They seem to be quite sure on the other forum that worldwide income goes on the 1040nr...i have read the instructions and looked at the forum and cannot find anywhere that income (other than us source) goes on this forum!

Others have posted threads in the past about this forum tabulated as all '0's...but for some reason this one moderator is leading me in this direction??


----------



## quincy

taxpoor said:


> @Quincy
> 
> They seem to be quite sure on the other forum that worldwide income goes on the 1040nr...i have read the instructions and looked at the forum and cannot find anywhere that income (other than us source) goes on this forum!
> 
> Others have posted threads in the past about this forum tabulated as all '0's...but for some reason this one moderator is leading me in this direction??


Taxpoor,
Trust me, I'm no expert on this! I didn't transfer any income over from the 1040 to the 1040NR. I also had no US income so I only had Zeros on the 1040NR. I was equally confused about all of this but I took my best shot and that's what I did. My return was processed over a year ago and I haven't heard back. Guess the IRS was able to figure out what I meant! My SSN has been canceled so I'm assuming I'm out of the system. Hope you figure it out. Sure is hard to get clear instructions.


----------



## taxpoor

Thanks Quincy

I was so confused this afternoon after this discussion (on that other fourm) that I called a reputable Accounting firm in Vancouver and had a 30 minute (paid) consultation on this matter.

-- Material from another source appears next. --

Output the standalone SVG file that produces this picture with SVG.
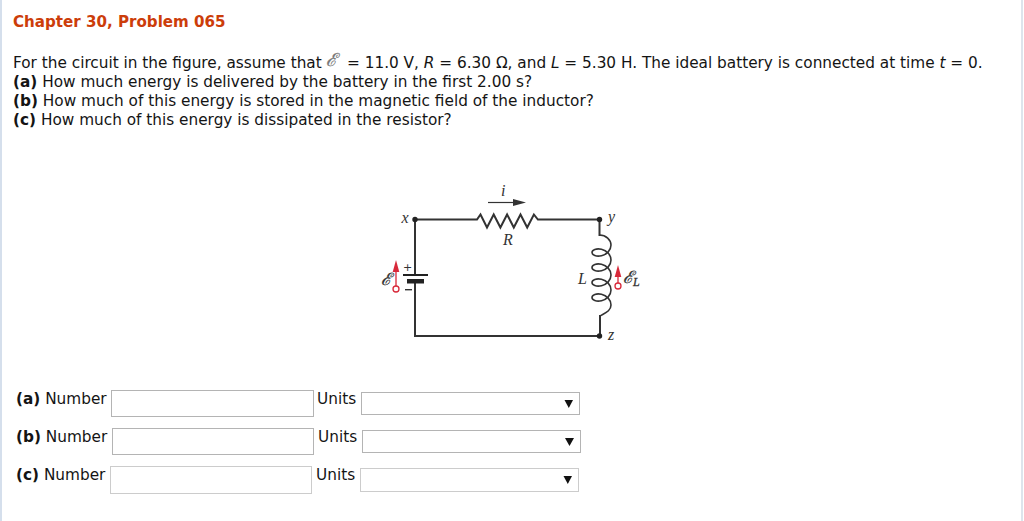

It appears that the other forum poster was correct, and numbers do have to be tabulated on the 1040nr...after they have been calculated on the 1040.

anyway, this individual i talked to said it is a gray area, and that most individuals file the way you (and i) did, and they are processed no problem because all the information is there.

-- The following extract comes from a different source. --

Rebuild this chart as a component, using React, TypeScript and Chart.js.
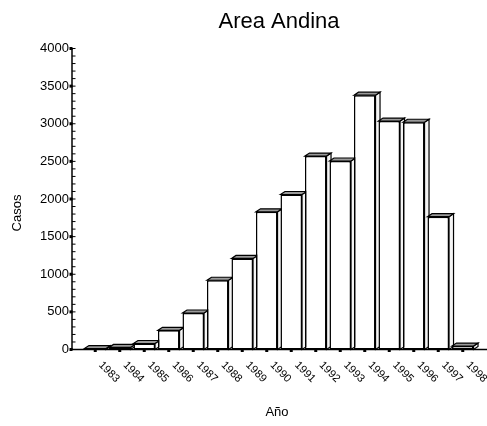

however for the life of me it does not make sense why you would place values on a form (1040nr) that explicitly tell you not to unless it is US source income...however all things being equal i am sending it all in tomorrow...what a day!

anyway...if i may be so bold to run by you what i am doing and just check and see if i am missing anything:

I am sending in a 1040 completed up to the relinquishement date and a 1040nr with all fields blank (except the personal info).

I have digressed and taken my original accountants advice and put effective beginning and end tax dates on the 1040 which will be Jan01 to dec 11th and on the 1040nr it will be from dec 12 to the 31st.

(I actually asked the other Vancouver Accountant about the dates, and he said it didn't really matter, they did not need to go on and will probably just ignore them).

I have attached my 8938 and 8891 forms to my 1040

I have attached my 8854 expat form to my 1040nr

does this somewhat follow what you did..

Also i am going to send an additional 8854 to the philly office...can you confirm that there is only the one mailing address to this office, as i have seen a couple listed...but they may be old websites.

thank you for your help


----------



## quincy

Hi Taxpoor,
I sent my copy of 8854 by expresspost to:
2970 Market St Philadelphia, PA 19104, United States
I phoned the office to make sure, because I also saw a few different addresses. I was able to get a signature online at Canada Post.com.

I had everything else all stapled together with the 1040NR on top. I only signed the 1040NR but I got a letter back right away asking for me to sign the 1040. I would just sign it even if other things say you don't have to. Can't hurt. 

Well, even if I did it wrong, I would feel very uncomfortable putting my Canadian income down on the 1040NR since it says US source income. I guess from what that accountant told you, it explains why mine appears to have been accepted. The forms are so ridiculously stupid. Makes the Canadian tax system look like a walk in the park. 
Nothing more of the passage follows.